Plotting code records
------------
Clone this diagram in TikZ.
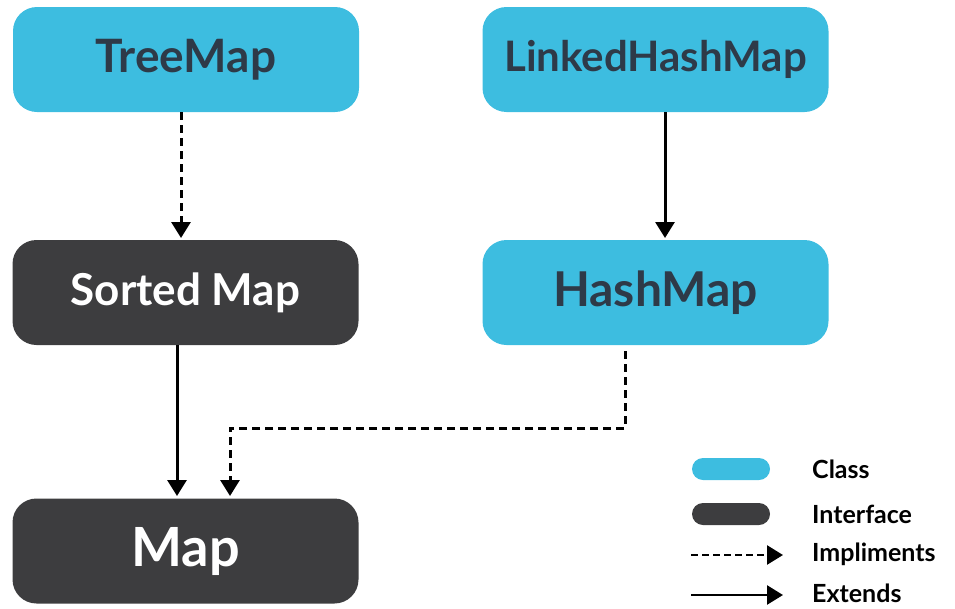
\documentclass[tikz,border=0pt]{standalone}
\usepackage{fontspec}
\setmainfont{Lato}
\usetikzlibrary{arrows.meta}
\definecolor{classblue}{HTML}{3DBDE0}
\definecolor{ifacegray}{HTML}{3D3D3F}
\definecolor{labeldark}{HTML}{2E3A48}
\tikzset{
  box/.style={rounded corners=24pt, minimum width=346pt, minimum height=105pt, inner sep=0pt},
  classbox/.style={box, fill=classblue, text=labeldark},
  ifacebox/.style={box, fill=ifacegray, text=white},
  conn/.style={line width=3pt, -{Triangle[width=19pt,length=16pt]}},
  impl/.style={conn, dash pattern=on 8pt off 5pt},
  pill/.style={rounded corners=11pt, minimum width=78pt, minimum height=22pt, inner sep=0pt},
  legtext/.style={anchor=west, font=\fontsize{25}{27}\selectfont\bfseries, text=black, inner sep=0pt}
}
\begin{document}
\begin{tikzpicture}[x=1pt,y=-1pt]
\useasboundingbox (0,0) rectangle (955,608);

% class / interface boxes
\node[classbox, font=\fontsize{46}{50}\selectfont\bfseries] (tree) at (186,59.5) {TreeMap};
\node[classbox, font=\fontsize{42}{46}\selectfont\bfseries] (lhm) at (655.5,59.5) {LinkedHashMap};
\node[ifacebox, font=\fontsize{44}{48}\selectfont\bfseries] (sorted) at (185.5,292.5) {Sorted Map};
\node[classbox, font=\fontsize{48}{52}\selectfont\bfseries] (hash) at (655.5,292.5) {HashMap};
\node[ifacebox, font=\fontsize{54}{58}\selectfont\bfseries] (map) at (185.5,551) {Map};

% connectors
\coordinate (tt) at (181,112);
\coordinate (tb) at (181,238);
\draw[impl] (tt) -- (tb);
\coordinate (lt) at (665,112);
\coordinate (lb) at (665,238);
\draw[conn] (lt) -- (lb);
\coordinate (st) at (177,345);
\coordinate (sb) at (177,496);
\draw[conn] (st) -- (sb);
\coordinate (ht) at (625,351);
\coordinate (hc) at (625,428);
\coordinate (mc) at (230,428);
\coordinate (mb) at (230,496);
\draw[impl] (ht) -- (hc) -- (mc) -- (mb);

% legend
\node[pill, fill=classblue] (lclass) at (731,469) {};
\node[pill, fill=ifacegray] (liface) at (731,514) {};
\coordinate (li0) at (691,555);
\coordinate (li1) at (783,555);
\draw[impl, line width=2.6pt, dash pattern=on 7pt off 4pt] (li0) -- (li1);
\coordinate (le0) at (691,595);
\coordinate (le1) at (783,595);
\draw[conn, line width=2.6pt] (le0) -- (le1);
\node[legtext] (tclass) at (812,469) {Class};
\node[legtext] (tiface) at (812,514) {Interface};
\node[legtext] (timpl) at (812,554) {Impliments};
\node[legtext] (text) at (812,593) {Extends};
\end{tikzpicture}
\end{document}
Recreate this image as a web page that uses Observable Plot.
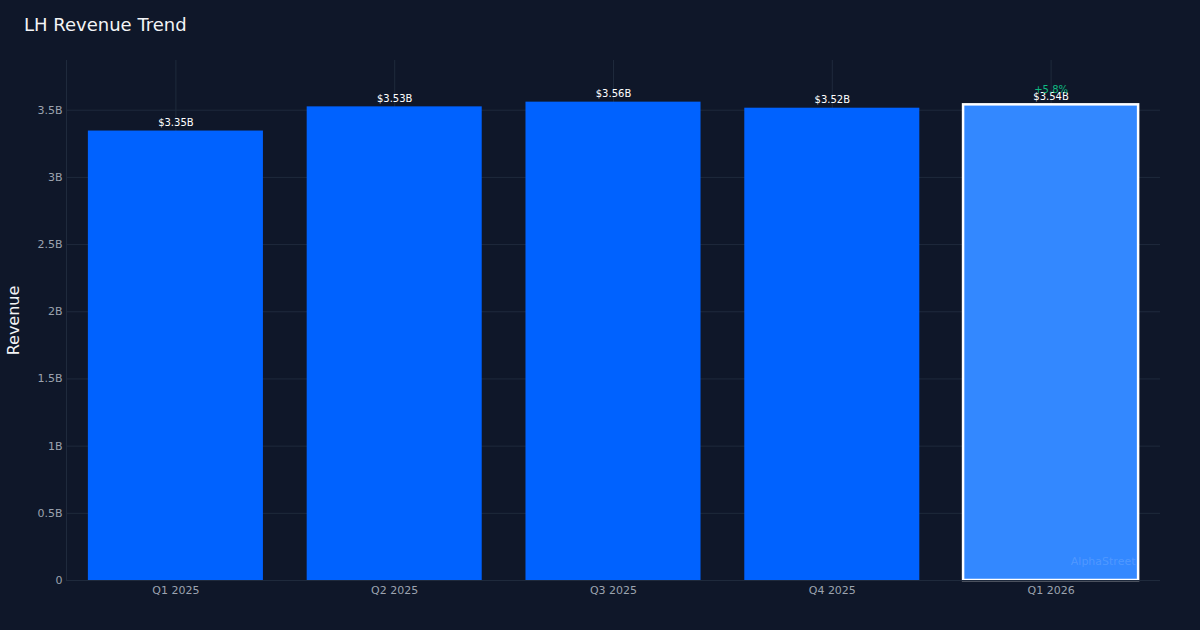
<!DOCTYPE html>
<html>
<head>
<meta charset="utf-8">
<script src="https://cdn.jsdelivr.net/npm/d3@7"></script>
<script src="https://cdn.jsdelivr.net/npm/@observablehq/plot@0.6"></script>
<style>
  html, body { margin: 0; padding: 0; background: #0f1729; }
  #wrap { position: relative; width: 1200px; height: 630px; font-family: "DejaVu Sans", sans-serif; }
  #title { position: absolute; left: 24px; top: 14px; color: #f3f4f6; font-size: 18px; z-index: 2; }
  #wrap svg { position: absolute; left: 0; top: 0; z-index: 1; }
</style>
</head>
<body>
<div id="wrap"><div id="title">LH Revenue Trend</div></div>
<script>
const quarters = ["Q1 2025", "Q2 2025", "Q3 2025", "Q4 2025", "Q1 2026"];
const revenue = [3.345, 3.525, 3.56, 3.515, 3.54];
const valueLabels = ["$3.35B", "$3.53B", "$3.56B", "$3.52B", "$3.54B"];
const highlight = [false, false, false, false, true];
const changeLabel = "+5.8%";
const yTicks = [0, 0.5, 1, 1.5, 2, 2.5, 3, 3.5];

const data = quarters.map((q, i) => ({q, v: revenue[i], label: valueLabels[i], hl: highlight[i]}));
const last = data.filter(d => d.hl);

const chart = Plot.plot({
  width: 1200,
  height: 630,
  marginLeft: 66,
  marginRight: 40,
  marginTop: 60,
  marginBottom: 50,
  style: {background: "#0f1729", fontFamily: "DejaVu Sans, sans-serif", fontSize: "11px", color: "#9ca3af"},
  x: {domain: quarters, paddingInner: 0.2, paddingOuter: 0.1, round: false, label: null},
  y: {domain: [0, 3.87], label: null},
  marks: [
    Plot.gridY(yTicks, {stroke: "#1f2a3c", strokeOpacity: 1}),
    Plot.gridX({stroke: "#1f2a3c", strokeOpacity: 1}),
    Plot.frame({anchor: "left", stroke: "#1f2a3c"}),
    Plot.barY(data.filter(d => !d.hl), {x: "q", y: "v", fill: "#0062ff"}),
    Plot.barY(last, {x: "q", y: "v", fill: "#3388ff", stroke: "#ffffff", strokeWidth: 2.5}),
    Plot.ruleY([0], {stroke: "#1f2a3c"}),
    Plot.axisY(yTicks, {tickFormat: d => d === 0 ? "0" : d + "B", tickSize: 0, tickPadding: 4, fill: "#9ca3af", label: null}),
    Plot.axisX({tickSize: 0, tickPadding: 6, fill: "#9ca3af", label: null}),
    Plot.text(data, {x: "q", y: "v", text: "label", dy: -8, fill: "#ffffff", fontSize: 10}),
    Plot.text(last, {x: "q", y: "v", text: () => changeLabel, dy: -15, fill: "#10b981", fontSize: 10}),
    Plot.text(["Revenue"], {frameAnchor: "left", textAnchor: "middle", rotate: -90, dx: -53, fill: "#f3f4f6", fontSize: 16}),
    Plot.text(["AlphaStreet"], {frameAnchor: "bottom-right", dx: -25, dy: -16, textAnchor: "end", fill: "#ffffff", fillOpacity: 0.15, fontSize: 11})
  ]
});
document.getElementById("wrap").appendChild(chart);
</script>
</body>
</html>
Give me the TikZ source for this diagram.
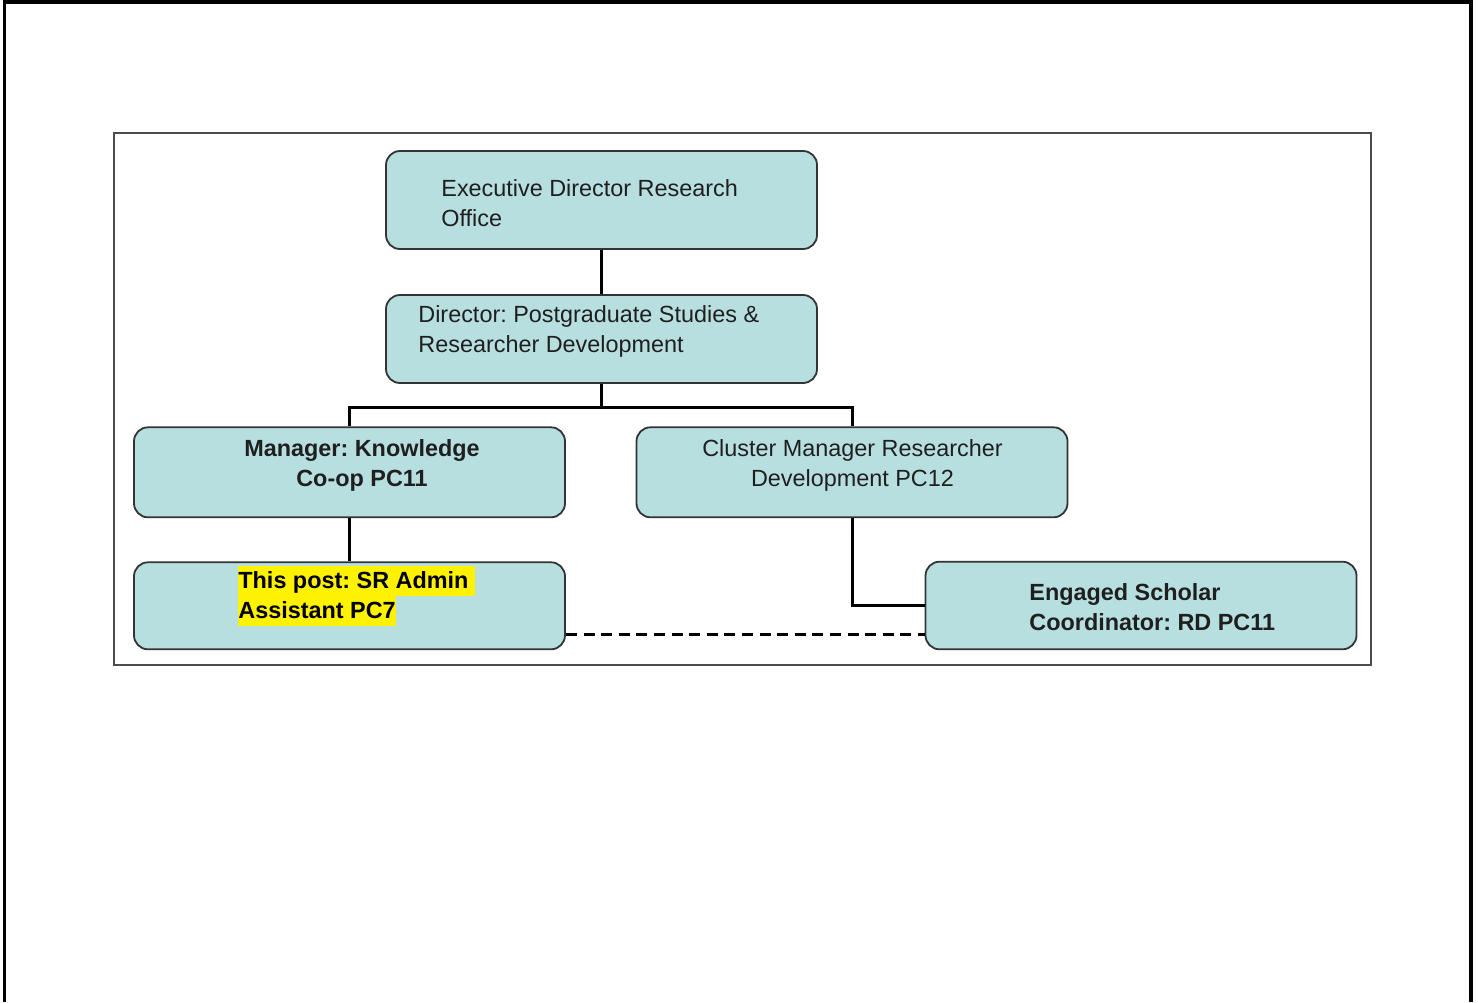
\documentclass[tikz,border=0pt]{standalone}
\usepackage{fontspec}
\setmainfont{Liberation Sans}
\usetikzlibrary{positioning,calc}
\frenchspacing

\definecolor{boxfill}{RGB}{184,223,224}
% yellow marker behind one line of text
\newcommand{\hilite}[1]{{\setlength{\fboxsep}{0pt}\colorbox{yellow}{\rule[-4pt]{0pt}{15pt}#1}}}

\begin{document}
\begin{tikzpicture}[x=0.5pt,y=-0.5pt,
    unit/.style={draw=black!80,line width=0.9pt,rounded corners=7pt,fill=boxfill,
      minimum width=215.5pt,inner sep=0pt},
    unittext/.style={font=\fontsize{11.7}{15}\selectfont,text=black!88,inner sep=0pt},
    link/.style={line width=1.5pt},
    dotlink/.style={line width=1.5pt,dash pattern=on 5.5pt off 3.3pt}]
  \useasboundingbox (0,0) rectangle (1478,1002);

  % page and chart frames
  \draw[line width=1.8pt] (4.5,1002) -- (4.5,2) -- (1471,2) -- (1471,1002);
  \draw[black!70,line width=1pt] (113.5,133) rectangle (1371,665);

  % boxes
  \node[unit,minimum height=49pt] (exec) at (601.5,200) {};
  \node[unit,minimum height=44pt] (dir) at (601.5,339) {};
  \node[unit,minimum height=45pt] (mgr) at (349.5,472.3) {};
  \node[unit,minimum height=45pt] (clus) at (852,472.3) {};
  \node[unit,minimum height=43.5pt] (post) at (349.5,605.8) {};
  \node[unit,minimum height=43.8pt] (eng) at (1141,605.5) {};

  % reporting lines
  \coordinate (bus) at ($(dir.south)+(0,24)$);
  \draw[link] (exec.south) -- (dir.north);
  \draw[link] (dir.south) -- (bus);
  \draw[link] (mgr.north) |- (bus) -| (clus.north);
  \draw[link] (mgr.south) -- (post.north);
  \draw[link] (clus.south) |- (eng.west);
  \draw[dotlink] ([yshift=7.7pt]post.south east) -- ([yshift=7.7pt]post.south east -| eng.west);

  % titles (base = last line)
  \node[unittext,align=left,anchor=base west] (exec-t) at (441,226)
    {Executive Director Research\\Office};
  \node[unittext,align=left,anchor=base west] (dir-t) at (418,352)
    {Director: Postgraduate Studies \&\\Researcher Development};
  \node[unittext,align=center,anchor=base,font=\fontsize{11.7}{15}\selectfont\bfseries] (mgr-t) at (362,486)
    {Manager: Knowledge\\Co-op PC11};
  \node[unittext,align=center,anchor=base] (clus-t) at (852.5,486)
    {Cluster Manager Researcher\\Development PC12};
  \node[unittext,align=left,anchor=base west,text=black,font=\fontsize{11.7}{15}\selectfont\bfseries] (post-t) at (238,618)
    {\hilite{This post: SR Admin\ }\\\hilite{Assistant PC7}};
  \node[unittext,align=left,anchor=base west,font=\fontsize{11.7}{15}\selectfont\bfseries] (eng-t) at (1029,630.7)
    {Engaged Scholar\\Coordinator: RD PC11};
\end{tikzpicture}
\end{document}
------------
**PROBLEM**
Repeat, word for word and with no pictures, only the lines running from the beginning of the data to the line that contains "(map) at (185.5,551)".

**WORKED SOLUTION**
Clone this diagram in TikZ.
\documentclass[tikz,border=0pt]{standalone}
\usepackage{fontspec}
\setmainfont{Lato}
\usetikzlibrary{arrows.meta}
\definecolor{classblue}{HTML}{3DBDE0}
\definecolor{ifacegray}{HTML}{3D3D3F}
\definecolor{labeldark}{HTML}{2E3A48}
\tikzset{
  box/.style={rounded corners=24pt, minimum width=346pt, minimum height=105pt, inner sep=0pt},
  classbox/.style={box, fill=classblue, text=labeldark},
  ifacebox/.style={box, fill=ifacegray, text=white},
  conn/.style={line width=3pt, -{Triangle[width=19pt,length=16pt]}},
  impl/.style={conn, dash pattern=on 8pt off 5pt},
  pill/.style={rounded corners=11pt, minimum width=78pt, minimum height=22pt, inner sep=0pt},
  legtext/.style={anchor=west, font=\fontsize{25}{27}\selectfont\bfseries, text=black, inner sep=0pt}
}
\begin{document}
\begin{tikzpicture}[x=1pt,y=-1pt]
\useasboundingbox (0,0) rectangle (955,608);

% class / interface boxes
\node[classbox, font=\fontsize{46}{50}\selectfont\bfseries] (tree) at (186,59.5) {TreeMap};
\node[classbox, font=\fontsize{42}{46}\selectfont\bfseries] (lhm) at (655.5,59.5) {LinkedHashMap};
\node[ifacebox, font=\fontsize{44}{48}\selectfont\bfseries] (sorted) at (185.5,292.5) {Sorted Map};
\node[classbox, font=\fontsize{48}{52}\selectfont\bfseries] (hash) at (655.5,292.5) {HashMap};
\node[ifacebox, font=\fontsize{54}{58}\selectfont\bfseries] (map) at (185.5,551) {Map};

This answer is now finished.